吉澤は冒頭のセリフとソロパート1ヶ所のみで歌割は少ない。しかし『浪漫』における彼女の存在感は凄い。金髪ショートのクールなイケメンが画面に映っただけでとにかく「カッケー!」と言いたくなるのである。
2001年のシングル『Mr.Moonlight ~愛のビッグバンド~』で華麗な男装を披露したよっすぃー。その後はガーリーな方に向かった…と思いきやレギュラー番組『ハロー!モーニング。』で見せるお笑いキャラが板についてしまっていた。しかし、この曲から再びイケメンなよっすぃーが復活。MVを見てもそのカッコ良さは圧倒的である。

吉澤・藤本両名が在籍した2007年春まではライブの鉄板曲だったが、卒業(脱退)後はあまり披露されなくなってしまった辺り、この曲における2人の存在は大きいのである。現在は新たな魅力が生まれているのでそちらはまた後で。

オススメポイント③ライブで盛り上がる!

『浪漫』はCDよりMVよりライブバージョンが1番良い。ファンはもちろんメンバーも一緒にテンション上がってとにかく熱く!盛り上がる。
個人的に好きなのは2004年春ツアー『The BEST of JAPAN』バージョン。アリーナのセンターステージで初っぱなから盛り上がる『浪漫』は最高に楽しい。

もう1つ、2007年春ツアー『SEXY 8 BEAT』バージョン。このツアー時点での最新シングル『悲しみトワイライト』と続けて披露されているのだが、この曲もまたカッコいい。曲終わりによっすぃーがアップになり『浪漫』のイントロが流れる。会場で見ていたら頭まっしろになりそうな流れ。

今、こんな時だからこそ『浪漫』を聞こう。

当時『地球温暖化防止キャンペーン』に賛同していたこともあり、歌詞もそれを意識したものになっている。温暖化とは違うが、2004年以降今が最も地球の危機ではないだろうか。自粛は辛いが『どんくらい 時間が過ぎたって 私は待てるわ』不安な日々は続くけど『未来にタスキ渡す 正義に迷いはない』私達には『平和という 無限の情熱がある』とりあえずうちで踊ろう『LET'S HAVE A DANCE NOW』…みたいな。

余談だが今、東京都を導く『小池 百合子東京都知事』が環境大臣だった2004年、まさに『浪漫』をリリースした時期にモーニング娘。
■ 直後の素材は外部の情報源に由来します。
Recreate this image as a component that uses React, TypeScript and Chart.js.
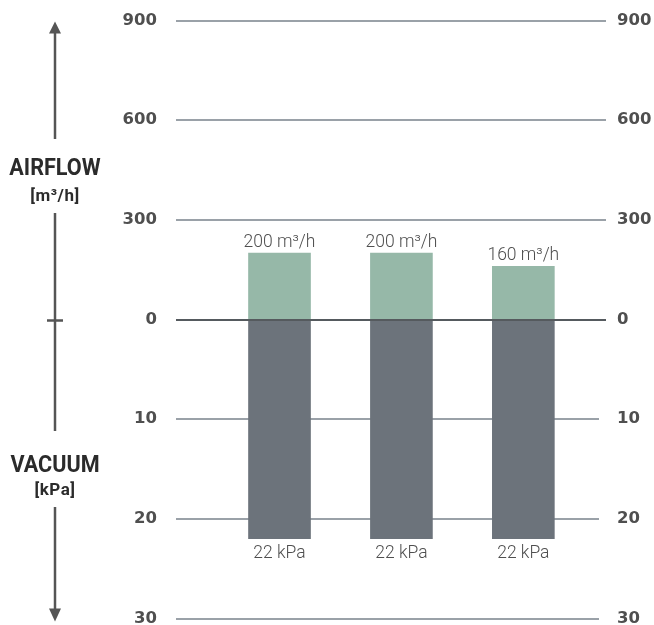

は小池氏とお仕事をしていた。あの時の曲が、今の都知事の支えになってる、とかだったら凄いけど。

モーニング娘。'20の『浪漫』

発売から16年立った今も『浪漫』は歌い継がれている。3月末に行われたハロー!プロジェクト春の恒例行事『ひなフェス』にて『浪漫』は披露された。
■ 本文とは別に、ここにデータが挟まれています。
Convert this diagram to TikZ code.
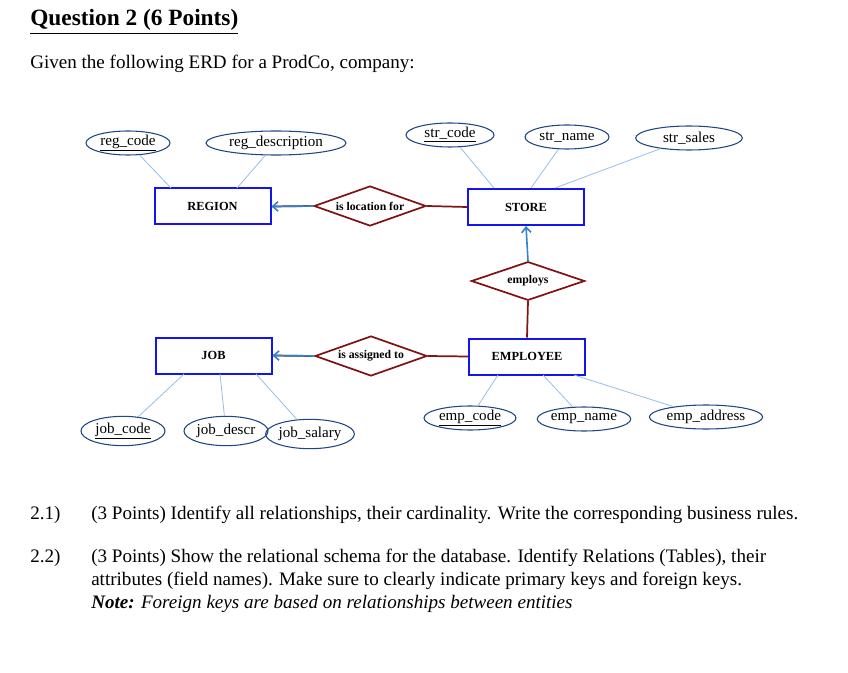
\documentclass[tikz,border=0pt]{standalone}
\usepackage{fontspec}
\setmainfont{Liberation Serif}
\usetikzlibrary{shapes.geometric,arrows.meta}
\definecolor{dred}{RGB}{128,20,20}
\definecolor{eblue}{RGB}{30,70,130}
\definecolor{lblue}{RGB}{150,190,230}
\definecolor{ablue}{RGB}{50,130,210}
\definecolor{bblue}{RGB}{20,20,240}
\begin{document}
\begin{tikzpicture}[x=0.75pt,y=-0.75pt,
 ent/.style={rectangle,draw=bblue,line width=1.5pt,minimum width=87pt,minimum height=27pt,inner sep=0pt,font=\fontsize{9.3}{10}\selectfont\bfseries},
 rel/.style={draw=dred,line width=1.3pt,diamond,aspect=2.8,inner sep=0pt,font=\fontsize{8.8}{10}\selectfont\bfseries},
 att/.style={draw=eblue,line width=0.8pt,ellipse,inner sep=0pt,minimum height=18pt,font=\fontsize{11.3}{12}\selectfont},
 al/.style={draw=lblue,line width=0.6pt},
 rl/.style={draw=dred,line width=1.3pt},
 ar/.style={draw=ablue,line width=1.2pt,-{Straight Barb[length=4pt,width=7pt]}},
 txt/.style={anchor=base west,inner sep=0pt,font=\fontsize{14.3}{16}\selectfont}]
\useasboundingbox (0,0) rectangle (848,673);
\node[anchor=base west,inner sep=0pt,font=\fontsize{17.5}{20}\selectfont\bfseries] (t) at (30,26) {\underline{Question 2 (6 Points)}};
\node[txt] (g) at (30,69) {Given the following ERD for a ProdCo, company:};
% entities
\node[ent] (region) at (212.5,206.5) {REGION};
\node[ent] (store) at (526,207) {STORE};
\node[ent] (job) at (213.5,355.5) {JOB};
\node[ent] (emp) at (527,356.5) {EMPLOYEE};
% relations
\node[rel,minimum width=84pt,minimum height=30pt] (loc) at (370,206) {is location for};
\node[rel,minimum width=85pt,minimum height=29pt] (empl) at (528,281) {employs};
\node[rel,minimum width=84pt,minimum height=30pt] (asg) at (371,356) {is assigned to};
% attributes
\node[att,minimum width=63pt] (rc) at (128,143) {\underline{reg\_code}};
\node[att,minimum width=105pt] (rd) at (276,143) {reg\_description};
\node[att,minimum width=66pt] (sc) at (450,135) {\underline{str\_code}};
\node[att,minimum width=63pt] (sn) at (567,137) {str\_name};
\node[att,minimum width=80pt] (ss) at (689,138) {str\_sales};
\node[att,minimum width=63pt,minimum height=22pt] (jc) at (123,431) {\underline{job\_code}};
\node[att,minimum width=63pt,minimum height=22pt] (jd) at (226,431) {job\_descr};
\node[att,minimum width=56pt,minimum height=22pt] (js) at (310,434) {job\_salary};
\node[att,minimum width=69pt] (ec) at (470,418) {\underline{emp\_code}};
\node[att,minimum width=69pt] (en) at (584,419) {emp\_name};
\node[att,minimum width=85pt] (ea) at (706,417) {emp\_address};
% attribute links
\coordinate (r1) at (171,188); \coordinate (r2) at (237,188);
\draw[al] (rc) -- (r1); \draw[al] (rd) -- (r2);
\coordinate (s1) at (494,188); \coordinate (s2) at (531,188); \coordinate (s3) at (555,188);
\draw[al] (sc) -- (s1); \draw[al] (sn) -- (s2); \draw[al] (ss) -- (s3);
\coordinate (j1) at (184,374); \coordinate (j2) at (220,374); \coordinate (j3) at (256,374);
\draw[al] (jc) -- (j1); \draw[al] (jd) -- (j2); \draw[al] (js) -- (j3);
\coordinate (e1) at (498,375); \coordinate (e2) at (543,375); \coordinate (e3) at (574,375);
\draw[al] (ec) -- (e1); \draw[al] (en) -- (e2); \draw[al] (ea) -- (e3);
% relationships
\draw[rl] (loc.east) -- (store.west);
\draw[rl] (region.east) -- (loc.west);
\draw[ar] (loc.west) -- (region.east);
\draw[ar] (empl.north) -- (store.south);
\draw[rl] (empl.south) -- (emp.north);
\draw[rl] (asg.east) -- (emp.west);
\draw[rl] (job.east) -- (asg.west);
\draw[ar] (asg.west) -- (job.east);
% questions
\node[txt] (q1n) at (30,519) {2.1)};
\node[txt] (q1) at (91,519) {(3 Points) Identify all relationships, their cardinality. Write the corresponding business rules.};
\node[txt] (q2n) at (30,562) {2.2)};
\node[txt] (q2a) at (91,562) {(3 Points) Show the relational schema for the database. Identify Relations (Tables), their};
\node[txt] (q2b) at (91,585) {attributes (field names). Make sure to clearly indicate primary keys and foreign keys.};
\node[txt] (q2c) at (91,608) {\textbf{\textit{Note:}} \textit{Foreign keys are based on relationships between entities}};
\end{tikzpicture}
\end{document}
12期メンバーで帰国子女『野中 美希』の流暢な冒頭の英語セリフは当時にはないスタイリッシュさを感じさせる。当時のメンバーはもちろん全員卒業。むしろ15期の『北川 莉央』は2004年生まれ、『岡村ほまれ』『山﨑 愛生』は2005年生まれとリリース時に生まれた子達が現役メンバーとなっている時代になった。
時代の変化と共にパフォーマンスレベルも向上。強くてカッコいい女性達が集まったモーニング娘。'20の『浪漫 ~MY DEAR BOY~』は更にカッコいいものに仕上がっている。これからも最高にカッコいいモーニング娘。の象徴として歌い継がれていくことを本気で願っている。